▶ [Directions for this task] Your output must be the lines below from the line containing "Recreate this image as a web" to the line containing "82.3, 72.5, 3];", both lines included, reproduced exactly and without pictures.

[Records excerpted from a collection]
· · ·
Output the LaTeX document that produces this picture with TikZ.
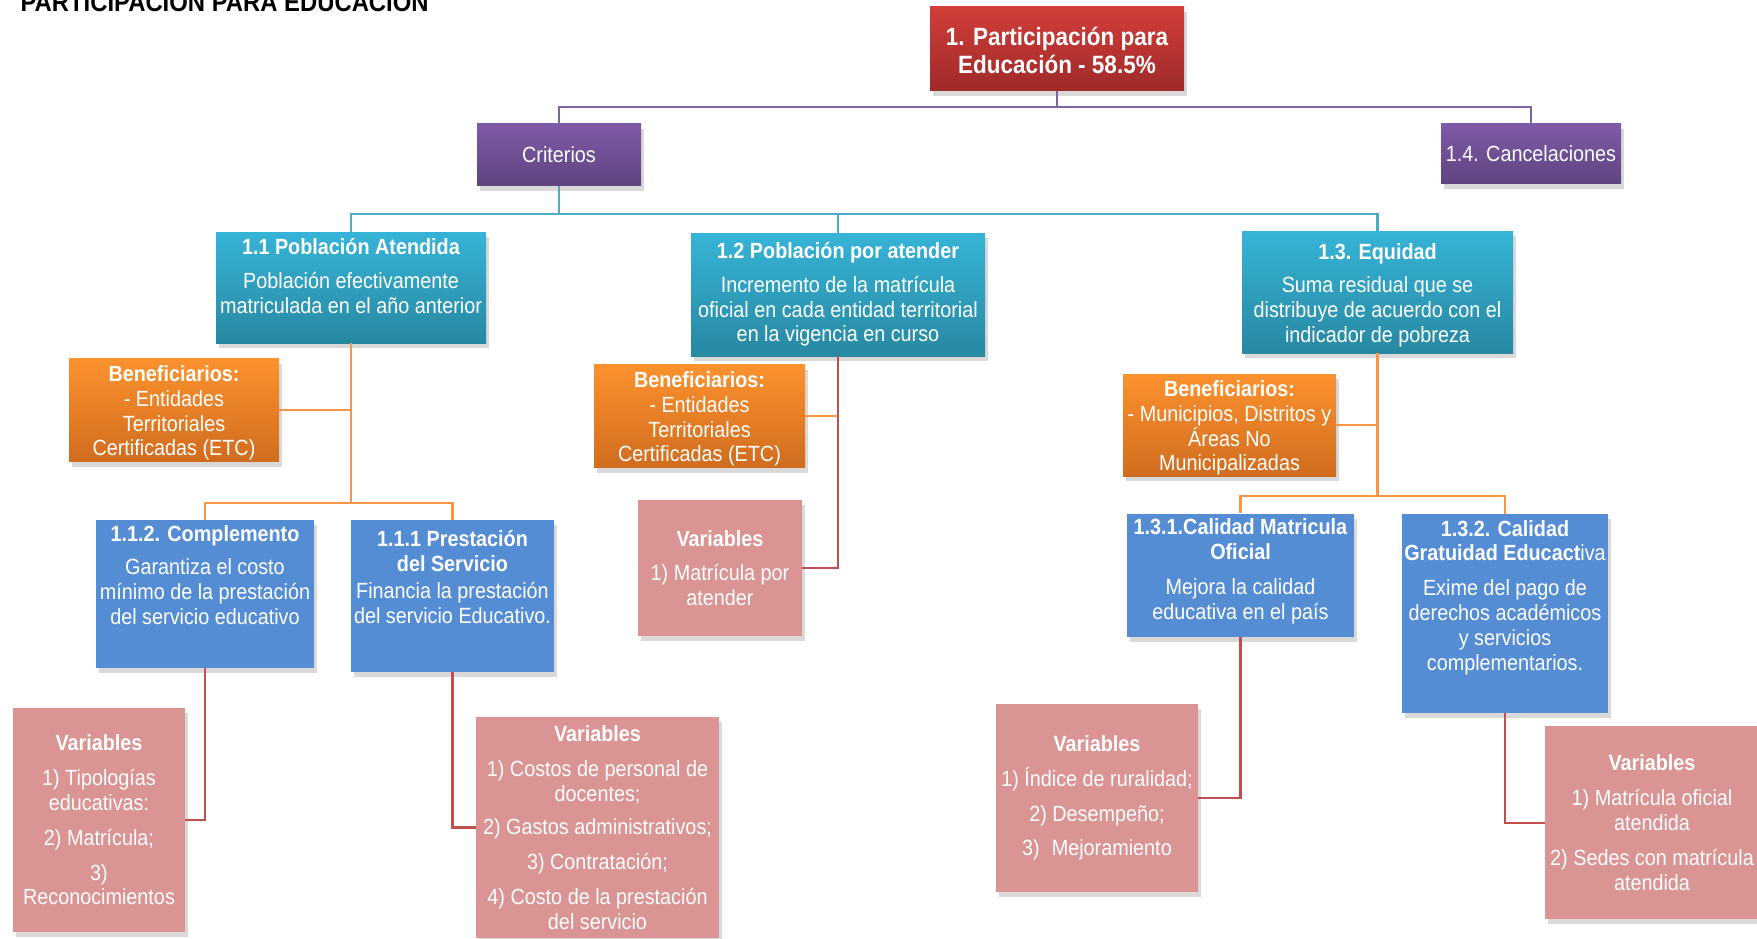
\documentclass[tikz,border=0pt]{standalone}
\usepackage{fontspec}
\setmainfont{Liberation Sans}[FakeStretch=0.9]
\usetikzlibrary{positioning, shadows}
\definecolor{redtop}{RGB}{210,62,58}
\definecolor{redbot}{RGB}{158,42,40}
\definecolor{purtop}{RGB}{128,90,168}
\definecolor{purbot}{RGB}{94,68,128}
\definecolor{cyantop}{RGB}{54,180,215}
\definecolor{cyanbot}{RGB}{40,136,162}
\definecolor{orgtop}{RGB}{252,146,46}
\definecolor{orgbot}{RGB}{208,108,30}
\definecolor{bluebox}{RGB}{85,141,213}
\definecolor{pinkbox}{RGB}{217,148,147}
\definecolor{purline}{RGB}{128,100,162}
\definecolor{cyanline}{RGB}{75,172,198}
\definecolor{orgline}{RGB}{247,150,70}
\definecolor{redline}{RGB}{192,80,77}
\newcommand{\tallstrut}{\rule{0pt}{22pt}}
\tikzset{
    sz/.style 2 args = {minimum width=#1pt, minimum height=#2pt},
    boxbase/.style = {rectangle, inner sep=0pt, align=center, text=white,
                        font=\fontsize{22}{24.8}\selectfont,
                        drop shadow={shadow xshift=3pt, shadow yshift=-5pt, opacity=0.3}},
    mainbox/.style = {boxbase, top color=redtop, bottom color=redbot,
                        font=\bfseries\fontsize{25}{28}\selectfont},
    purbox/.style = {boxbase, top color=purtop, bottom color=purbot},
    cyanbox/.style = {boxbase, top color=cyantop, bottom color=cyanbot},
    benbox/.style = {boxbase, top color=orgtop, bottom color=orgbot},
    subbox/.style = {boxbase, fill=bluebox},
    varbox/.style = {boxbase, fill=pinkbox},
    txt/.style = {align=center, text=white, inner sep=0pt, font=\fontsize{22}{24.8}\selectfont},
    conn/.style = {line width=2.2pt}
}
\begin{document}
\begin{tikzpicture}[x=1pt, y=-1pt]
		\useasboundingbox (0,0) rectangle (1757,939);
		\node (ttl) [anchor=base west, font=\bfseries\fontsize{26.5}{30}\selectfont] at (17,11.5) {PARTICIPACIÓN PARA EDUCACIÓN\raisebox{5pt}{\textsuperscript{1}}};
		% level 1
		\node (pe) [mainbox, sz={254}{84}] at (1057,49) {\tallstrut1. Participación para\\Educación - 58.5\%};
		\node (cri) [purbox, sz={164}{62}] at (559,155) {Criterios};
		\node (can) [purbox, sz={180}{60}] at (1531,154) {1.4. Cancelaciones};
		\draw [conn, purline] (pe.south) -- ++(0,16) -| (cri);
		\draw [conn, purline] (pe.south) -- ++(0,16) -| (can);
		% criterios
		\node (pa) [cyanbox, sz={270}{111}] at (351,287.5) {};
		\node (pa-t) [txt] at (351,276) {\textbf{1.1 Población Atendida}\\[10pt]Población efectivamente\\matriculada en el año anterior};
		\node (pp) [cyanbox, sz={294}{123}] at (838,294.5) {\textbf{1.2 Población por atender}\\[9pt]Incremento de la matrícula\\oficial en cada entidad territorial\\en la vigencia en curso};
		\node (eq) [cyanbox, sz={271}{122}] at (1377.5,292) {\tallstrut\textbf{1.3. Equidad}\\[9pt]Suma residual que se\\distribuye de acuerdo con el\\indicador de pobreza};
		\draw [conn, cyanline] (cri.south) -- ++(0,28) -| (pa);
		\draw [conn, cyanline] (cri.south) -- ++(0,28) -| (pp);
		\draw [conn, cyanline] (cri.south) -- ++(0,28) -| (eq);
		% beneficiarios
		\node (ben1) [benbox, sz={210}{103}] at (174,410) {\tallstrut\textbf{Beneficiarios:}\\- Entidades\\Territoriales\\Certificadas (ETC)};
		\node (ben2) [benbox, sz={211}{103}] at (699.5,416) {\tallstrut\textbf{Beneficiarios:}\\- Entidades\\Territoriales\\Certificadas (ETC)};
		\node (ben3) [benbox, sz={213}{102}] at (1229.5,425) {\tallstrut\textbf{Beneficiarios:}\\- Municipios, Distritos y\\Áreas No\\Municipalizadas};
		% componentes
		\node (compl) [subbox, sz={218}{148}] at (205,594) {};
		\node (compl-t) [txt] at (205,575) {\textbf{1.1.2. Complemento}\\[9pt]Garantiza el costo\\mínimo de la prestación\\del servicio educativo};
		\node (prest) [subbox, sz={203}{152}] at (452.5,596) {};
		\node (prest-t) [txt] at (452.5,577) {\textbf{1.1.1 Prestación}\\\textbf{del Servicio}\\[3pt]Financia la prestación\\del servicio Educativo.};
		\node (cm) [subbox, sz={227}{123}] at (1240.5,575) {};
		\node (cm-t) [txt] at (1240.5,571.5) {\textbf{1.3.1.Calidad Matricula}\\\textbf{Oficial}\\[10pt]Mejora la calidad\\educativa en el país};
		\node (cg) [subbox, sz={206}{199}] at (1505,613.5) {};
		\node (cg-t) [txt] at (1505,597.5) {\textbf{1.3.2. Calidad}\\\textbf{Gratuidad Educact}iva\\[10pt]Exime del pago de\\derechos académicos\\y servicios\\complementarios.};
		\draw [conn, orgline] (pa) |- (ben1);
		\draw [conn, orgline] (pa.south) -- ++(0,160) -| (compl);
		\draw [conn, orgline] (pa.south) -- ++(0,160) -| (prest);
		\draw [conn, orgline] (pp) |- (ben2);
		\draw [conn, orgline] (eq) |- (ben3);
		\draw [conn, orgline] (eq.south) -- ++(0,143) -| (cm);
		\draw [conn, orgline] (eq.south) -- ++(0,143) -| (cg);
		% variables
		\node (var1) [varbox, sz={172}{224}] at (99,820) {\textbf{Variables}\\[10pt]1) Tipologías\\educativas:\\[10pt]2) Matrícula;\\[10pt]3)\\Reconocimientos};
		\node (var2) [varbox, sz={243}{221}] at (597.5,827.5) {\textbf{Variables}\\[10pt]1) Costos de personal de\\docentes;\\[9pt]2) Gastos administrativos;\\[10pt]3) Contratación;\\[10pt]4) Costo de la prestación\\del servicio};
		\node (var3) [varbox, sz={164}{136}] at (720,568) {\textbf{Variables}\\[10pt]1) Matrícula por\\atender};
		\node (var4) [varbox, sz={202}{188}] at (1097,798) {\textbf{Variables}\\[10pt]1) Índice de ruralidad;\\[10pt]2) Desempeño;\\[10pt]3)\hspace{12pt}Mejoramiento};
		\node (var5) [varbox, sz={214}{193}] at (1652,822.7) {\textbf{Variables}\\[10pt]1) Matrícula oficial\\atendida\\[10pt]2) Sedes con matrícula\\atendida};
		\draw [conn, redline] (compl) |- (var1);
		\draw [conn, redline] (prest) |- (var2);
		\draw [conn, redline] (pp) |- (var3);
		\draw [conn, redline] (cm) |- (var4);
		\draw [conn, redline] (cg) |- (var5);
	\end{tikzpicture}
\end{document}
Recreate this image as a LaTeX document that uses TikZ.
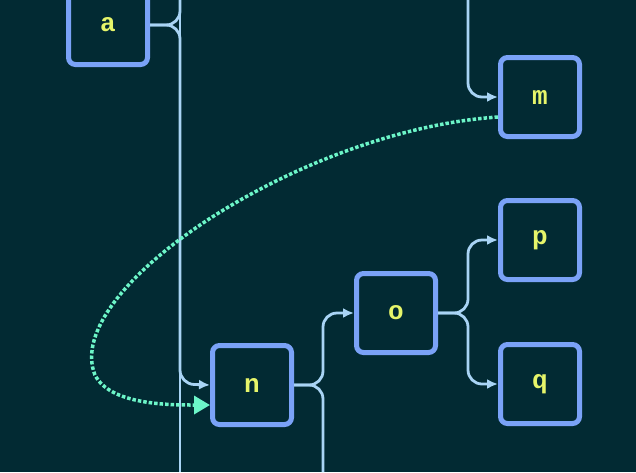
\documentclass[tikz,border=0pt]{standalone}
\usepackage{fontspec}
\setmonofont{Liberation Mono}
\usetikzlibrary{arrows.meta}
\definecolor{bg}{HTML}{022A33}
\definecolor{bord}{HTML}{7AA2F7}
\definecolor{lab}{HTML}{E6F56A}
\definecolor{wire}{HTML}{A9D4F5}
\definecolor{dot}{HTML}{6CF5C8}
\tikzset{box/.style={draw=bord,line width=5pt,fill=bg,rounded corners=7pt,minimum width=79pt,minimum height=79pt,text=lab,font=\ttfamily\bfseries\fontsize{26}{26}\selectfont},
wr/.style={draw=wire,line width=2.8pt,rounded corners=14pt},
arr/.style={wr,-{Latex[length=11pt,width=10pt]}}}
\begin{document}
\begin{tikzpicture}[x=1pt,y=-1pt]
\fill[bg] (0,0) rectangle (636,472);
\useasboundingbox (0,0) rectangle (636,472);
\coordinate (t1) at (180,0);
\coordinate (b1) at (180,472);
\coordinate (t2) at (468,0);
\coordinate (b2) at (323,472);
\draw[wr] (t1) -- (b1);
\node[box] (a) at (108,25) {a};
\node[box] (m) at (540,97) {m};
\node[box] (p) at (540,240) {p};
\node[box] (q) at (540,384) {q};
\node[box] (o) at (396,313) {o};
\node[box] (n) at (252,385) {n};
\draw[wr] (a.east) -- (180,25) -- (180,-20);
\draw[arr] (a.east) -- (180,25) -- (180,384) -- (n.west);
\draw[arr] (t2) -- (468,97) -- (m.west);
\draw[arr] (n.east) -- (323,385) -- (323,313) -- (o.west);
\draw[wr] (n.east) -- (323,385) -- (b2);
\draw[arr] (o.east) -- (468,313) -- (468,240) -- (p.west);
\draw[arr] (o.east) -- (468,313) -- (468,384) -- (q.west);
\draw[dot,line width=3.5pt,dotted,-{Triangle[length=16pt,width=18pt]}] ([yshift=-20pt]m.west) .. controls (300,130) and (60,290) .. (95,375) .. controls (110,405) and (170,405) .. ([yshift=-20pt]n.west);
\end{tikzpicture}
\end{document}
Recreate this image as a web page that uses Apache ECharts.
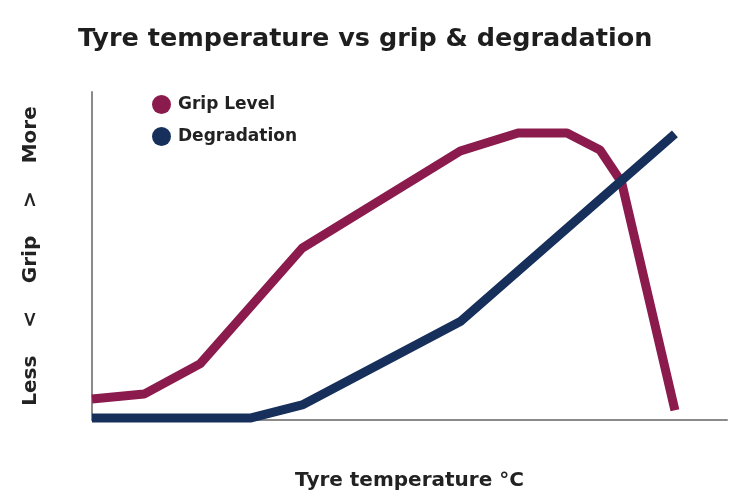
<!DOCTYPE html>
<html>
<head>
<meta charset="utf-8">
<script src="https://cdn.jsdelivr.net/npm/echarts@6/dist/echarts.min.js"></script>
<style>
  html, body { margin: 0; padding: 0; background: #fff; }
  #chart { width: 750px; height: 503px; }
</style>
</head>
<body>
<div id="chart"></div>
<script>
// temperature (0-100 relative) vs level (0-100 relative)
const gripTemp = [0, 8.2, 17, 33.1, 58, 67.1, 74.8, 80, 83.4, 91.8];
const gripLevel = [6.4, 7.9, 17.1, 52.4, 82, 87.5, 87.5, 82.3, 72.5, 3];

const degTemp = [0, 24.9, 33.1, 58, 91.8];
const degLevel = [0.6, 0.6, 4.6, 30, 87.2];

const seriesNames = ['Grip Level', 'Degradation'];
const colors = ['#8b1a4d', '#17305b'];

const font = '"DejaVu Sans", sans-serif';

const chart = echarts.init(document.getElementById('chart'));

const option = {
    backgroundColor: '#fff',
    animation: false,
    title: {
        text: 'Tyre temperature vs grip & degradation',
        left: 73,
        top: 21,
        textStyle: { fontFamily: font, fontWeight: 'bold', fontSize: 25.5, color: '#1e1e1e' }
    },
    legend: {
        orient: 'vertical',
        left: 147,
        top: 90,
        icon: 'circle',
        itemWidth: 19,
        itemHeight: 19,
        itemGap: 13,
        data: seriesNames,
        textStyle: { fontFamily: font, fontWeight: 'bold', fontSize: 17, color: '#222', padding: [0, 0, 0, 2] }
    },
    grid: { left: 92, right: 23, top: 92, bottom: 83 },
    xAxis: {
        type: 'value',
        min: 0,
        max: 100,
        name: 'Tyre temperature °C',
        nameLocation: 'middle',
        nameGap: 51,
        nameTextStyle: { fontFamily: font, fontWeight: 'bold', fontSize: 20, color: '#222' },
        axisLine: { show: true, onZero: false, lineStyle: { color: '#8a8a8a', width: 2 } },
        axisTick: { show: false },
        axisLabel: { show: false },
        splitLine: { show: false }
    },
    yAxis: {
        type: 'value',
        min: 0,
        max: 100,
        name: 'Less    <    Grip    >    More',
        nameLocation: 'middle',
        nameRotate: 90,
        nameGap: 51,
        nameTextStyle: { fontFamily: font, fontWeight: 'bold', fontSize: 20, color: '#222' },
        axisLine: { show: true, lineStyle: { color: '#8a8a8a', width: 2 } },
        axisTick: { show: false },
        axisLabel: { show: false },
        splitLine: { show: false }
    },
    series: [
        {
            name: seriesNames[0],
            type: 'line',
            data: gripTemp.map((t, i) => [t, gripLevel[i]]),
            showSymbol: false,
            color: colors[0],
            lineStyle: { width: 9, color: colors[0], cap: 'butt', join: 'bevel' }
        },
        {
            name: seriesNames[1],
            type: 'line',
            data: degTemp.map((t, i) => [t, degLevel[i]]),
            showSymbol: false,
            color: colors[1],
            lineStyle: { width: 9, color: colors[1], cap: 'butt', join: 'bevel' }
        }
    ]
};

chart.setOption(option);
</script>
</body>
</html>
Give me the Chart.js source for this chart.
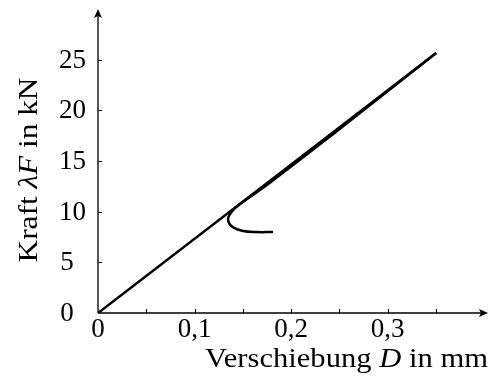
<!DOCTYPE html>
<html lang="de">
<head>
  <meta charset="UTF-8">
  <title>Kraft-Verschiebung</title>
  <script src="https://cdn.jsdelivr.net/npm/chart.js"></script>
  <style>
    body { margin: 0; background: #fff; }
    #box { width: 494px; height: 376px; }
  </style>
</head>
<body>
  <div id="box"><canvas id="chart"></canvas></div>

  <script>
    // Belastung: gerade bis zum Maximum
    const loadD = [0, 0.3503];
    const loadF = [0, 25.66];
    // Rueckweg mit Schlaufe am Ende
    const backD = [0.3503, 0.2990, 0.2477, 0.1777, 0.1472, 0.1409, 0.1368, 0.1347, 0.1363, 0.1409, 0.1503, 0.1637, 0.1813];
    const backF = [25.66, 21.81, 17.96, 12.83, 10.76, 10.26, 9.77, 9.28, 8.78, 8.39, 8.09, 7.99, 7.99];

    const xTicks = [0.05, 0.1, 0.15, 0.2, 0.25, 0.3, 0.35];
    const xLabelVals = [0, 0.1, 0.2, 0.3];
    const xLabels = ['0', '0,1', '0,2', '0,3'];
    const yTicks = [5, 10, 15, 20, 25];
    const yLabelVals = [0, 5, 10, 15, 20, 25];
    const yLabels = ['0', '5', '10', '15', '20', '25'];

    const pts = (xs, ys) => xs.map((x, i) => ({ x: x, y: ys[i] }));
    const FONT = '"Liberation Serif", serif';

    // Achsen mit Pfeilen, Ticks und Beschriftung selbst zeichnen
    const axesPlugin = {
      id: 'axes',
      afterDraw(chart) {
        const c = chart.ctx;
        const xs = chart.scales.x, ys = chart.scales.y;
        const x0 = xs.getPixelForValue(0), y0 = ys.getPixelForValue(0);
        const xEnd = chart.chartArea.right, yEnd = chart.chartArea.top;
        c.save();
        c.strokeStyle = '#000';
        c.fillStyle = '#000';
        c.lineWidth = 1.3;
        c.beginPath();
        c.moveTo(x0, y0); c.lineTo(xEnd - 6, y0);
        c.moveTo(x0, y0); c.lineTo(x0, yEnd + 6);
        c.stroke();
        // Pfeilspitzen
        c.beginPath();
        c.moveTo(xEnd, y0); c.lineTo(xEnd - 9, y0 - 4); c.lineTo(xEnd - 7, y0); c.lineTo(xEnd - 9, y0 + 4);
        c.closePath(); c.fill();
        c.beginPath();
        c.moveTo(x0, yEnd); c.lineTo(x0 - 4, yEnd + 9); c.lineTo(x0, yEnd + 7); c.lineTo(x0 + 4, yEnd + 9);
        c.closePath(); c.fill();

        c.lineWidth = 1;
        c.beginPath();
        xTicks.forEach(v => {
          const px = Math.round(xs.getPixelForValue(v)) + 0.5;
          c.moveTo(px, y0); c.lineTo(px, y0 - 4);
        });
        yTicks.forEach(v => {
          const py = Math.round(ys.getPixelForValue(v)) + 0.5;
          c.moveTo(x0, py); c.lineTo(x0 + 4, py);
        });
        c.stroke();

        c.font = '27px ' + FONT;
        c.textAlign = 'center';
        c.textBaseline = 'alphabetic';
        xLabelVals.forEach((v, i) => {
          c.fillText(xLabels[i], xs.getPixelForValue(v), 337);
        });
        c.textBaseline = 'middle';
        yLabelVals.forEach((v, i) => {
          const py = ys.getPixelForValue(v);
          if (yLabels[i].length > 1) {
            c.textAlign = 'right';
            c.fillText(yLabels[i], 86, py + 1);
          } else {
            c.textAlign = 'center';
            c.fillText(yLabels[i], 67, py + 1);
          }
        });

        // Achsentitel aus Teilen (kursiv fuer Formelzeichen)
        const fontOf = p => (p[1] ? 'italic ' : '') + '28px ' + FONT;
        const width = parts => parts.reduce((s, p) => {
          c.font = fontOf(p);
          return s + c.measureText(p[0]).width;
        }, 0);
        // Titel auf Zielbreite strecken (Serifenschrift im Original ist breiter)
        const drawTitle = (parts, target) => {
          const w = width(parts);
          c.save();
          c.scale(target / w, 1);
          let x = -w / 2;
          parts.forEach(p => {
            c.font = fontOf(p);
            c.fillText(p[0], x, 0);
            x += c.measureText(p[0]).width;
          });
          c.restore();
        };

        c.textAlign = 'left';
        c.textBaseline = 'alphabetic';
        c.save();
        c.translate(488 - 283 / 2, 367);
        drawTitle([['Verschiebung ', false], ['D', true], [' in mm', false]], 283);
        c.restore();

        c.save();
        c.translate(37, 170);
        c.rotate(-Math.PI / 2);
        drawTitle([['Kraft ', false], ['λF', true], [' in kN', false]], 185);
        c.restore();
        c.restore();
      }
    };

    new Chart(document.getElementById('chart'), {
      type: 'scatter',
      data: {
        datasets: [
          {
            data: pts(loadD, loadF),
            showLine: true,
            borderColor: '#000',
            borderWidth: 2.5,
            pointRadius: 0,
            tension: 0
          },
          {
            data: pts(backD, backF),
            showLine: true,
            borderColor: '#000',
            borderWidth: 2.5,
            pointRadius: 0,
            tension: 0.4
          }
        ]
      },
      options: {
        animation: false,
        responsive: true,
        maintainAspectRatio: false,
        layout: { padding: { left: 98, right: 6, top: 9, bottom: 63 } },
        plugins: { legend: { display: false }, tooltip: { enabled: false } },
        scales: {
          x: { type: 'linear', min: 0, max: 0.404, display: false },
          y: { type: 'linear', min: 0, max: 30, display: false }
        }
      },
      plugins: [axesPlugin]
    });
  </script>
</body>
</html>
· · ·
▶ [Complete output]
Recreate this image as a web page that uses Apache ECharts.
<!DOCTYPE html>
<html>
<head>
<meta charset="utf-8">
<script src="https://cdn.jsdelivr.net/npm/echarts@6/dist/echarts.min.js"></script>
<style>
  html, body { margin: 0; padding: 0; background: #fff; }
  #chart { width: 750px; height: 503px; }
</style>
</head>
<body>
<div id="chart"></div>
<script>
// temperature (0-100 relative) vs level (0-100 relative)
const gripTemp = [0, 8.2, 17, 33.1, 58, 67.1, 74.8, 80, 83.4, 91.8];
const gripLevel = [6.4, 7.9, 17.1, 52.4, 82, 87.5, 87.5, 82.3, 72.5, 3];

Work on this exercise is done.